Contact: Candice Johnson, Communications Director, 202-434-1347 or Chuck Porcari, 202-434-1121

For release April 27, 2010

Communications Workers of America Proposes “Middle Ground” To Protect an Open Internet

Washington, D.C. – The Communications Workers of America today mapped out a middle course for the Federal Communications Commission to follow in crafting rules to protect an open and free internet.

In reply comments submitted to the FCC’s Open Internet Proceeding, the CWA noted that the FCC’s National Broadband Plan sets ambitious broadband deployment goals to bring our nation’s infrastructure to global standards, which will be financed mostly with private capital. Therefore, as the Commission crafts open Internet rules, it can, and should, chart a middle course by adopting rules that will maintain a free and open Internet while preserving adequate incentives to promote job-creating investment in innovative broadband networks.

CWA pointed out that network providers made capital investments of more than 11 times that of application providers in 2008 and 2009, and employed almost ten times more Americans in good-paying family supporting jobs than the application providers.

CWA also said network providers must have the flexibility they need to manage and innovate over their networks. In turn, consumers should be protected from “unjust and unreasonable” discrimination on the Internet. Such a standard would protect consumers’ ability to access all legal content on the Internet without foreclosing their ability to experience the specialized quality of service needed for telemedicine, distance learning, public safety, entertainment and other purposes.

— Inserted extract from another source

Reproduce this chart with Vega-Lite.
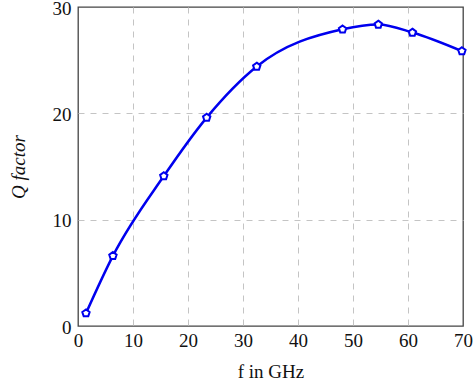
{
  "$schema": "https://vega.github.io/schema/vega-lite/v6.json",
  "width": 385,
  "height": 319,
  "autosize": {"type": "none"},
  "padding": {"left": 78, "top": 7, "right": 11, "bottom": 55},
  "background": "white",
  "config": {
    "view": {"stroke": "#444444", "strokeWidth": 1.3},
    "font": "Liberation Serif",
    "axis": {
      "labelFont": "Liberation Serif",
      "titleFont": "Liberation Serif",
      "labelFontSize": 19,
      "titleFontSize": 19,
      "titleFontWeight": "normal",
      "labelColor": "#111111",
      "titleColor": "#111111",
      "domain": false,
      "ticks": false,
      "gridColor": "#c4c4c4",
      "gridDash": [6, 6],
      "gridWidth": 1
    }
  },
  "data": {
    "values": [
      {"f": 1.45, "q": 1.2},
      {"f": 6.35, "q": 6.6},
      {"f": 15.6, "q": 14.1},
      {"f": 23.4, "q": 19.6},
      {"f": 32.5, "q": 24.4},
      {"f": 48.1, "q": 27.9},
      {"f": 54.6, "q": 28.35},
      {"f": 60.8, "q": 27.6},
      {"f": 69.8, "q": 25.85}
    ]
  },
  "encoding": {
    "x": {
      "field": "f", "type": "quantitative",
      "scale": {"domain": [0, 70], "nice": false, "zero": false},
      "axis": {"values": [0, 10, 20, 30, 40, 50, 60, 70], "title": "f  in GHz", "labelPadding": 5, "titlePadding": 12, "labelFlush": false,
        "gridOpacity": {"condition": {"test": "datum.value == 0 || datum.value == 70", "value": 0}, "value": 1}}
    },
    "y": {
      "field": "q", "type": "quantitative",
      "scale": {"domain": [0, 30], "nice": false},
      "axis": {"values": [0, 10, 20, 30], "title": "Q factor", "titleFontStyle": "italic", "labelPadding": 7, "titlePadding": 24, "labelFlush": false, "labelOffset": 1,
        "gridOpacity": {"condition": {"test": "datum.value == 0 || datum.value == 30", "value": 0}, "value": 1}}
    }
  },
  "layer": [
    {"mark": {"type": "line", "interpolate": "monotone", "color": "#0000ee", "strokeWidth": 2.5}},
    {"mark": {"type": "point", "shape": "M0,-1L0.951,-0.309L0.588,0.809L-0.588,0.809L-0.951,-0.309Z", "size": 60, "filled": false, "fill": "white", "fillOpacity": 1, "stroke": "#0000ee", "strokeWidth": 2, "opacity": 1}}
  ]
}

CWA noted that while the recent Comcast decision may affect the FCC’s legal reasoning in this proceeding, the court’s decision does not affect the soundness of the policies the Commission must employ to adopt the proposed rules. In the meantime, the CWA is urging industry to agree voluntarily to the FCC’s existing four Internet Principles, as well as a fifth regarding transparency that would require providers to report the actual speeds, reliability, contract terms, privacy policies, service limits and traffic management policies.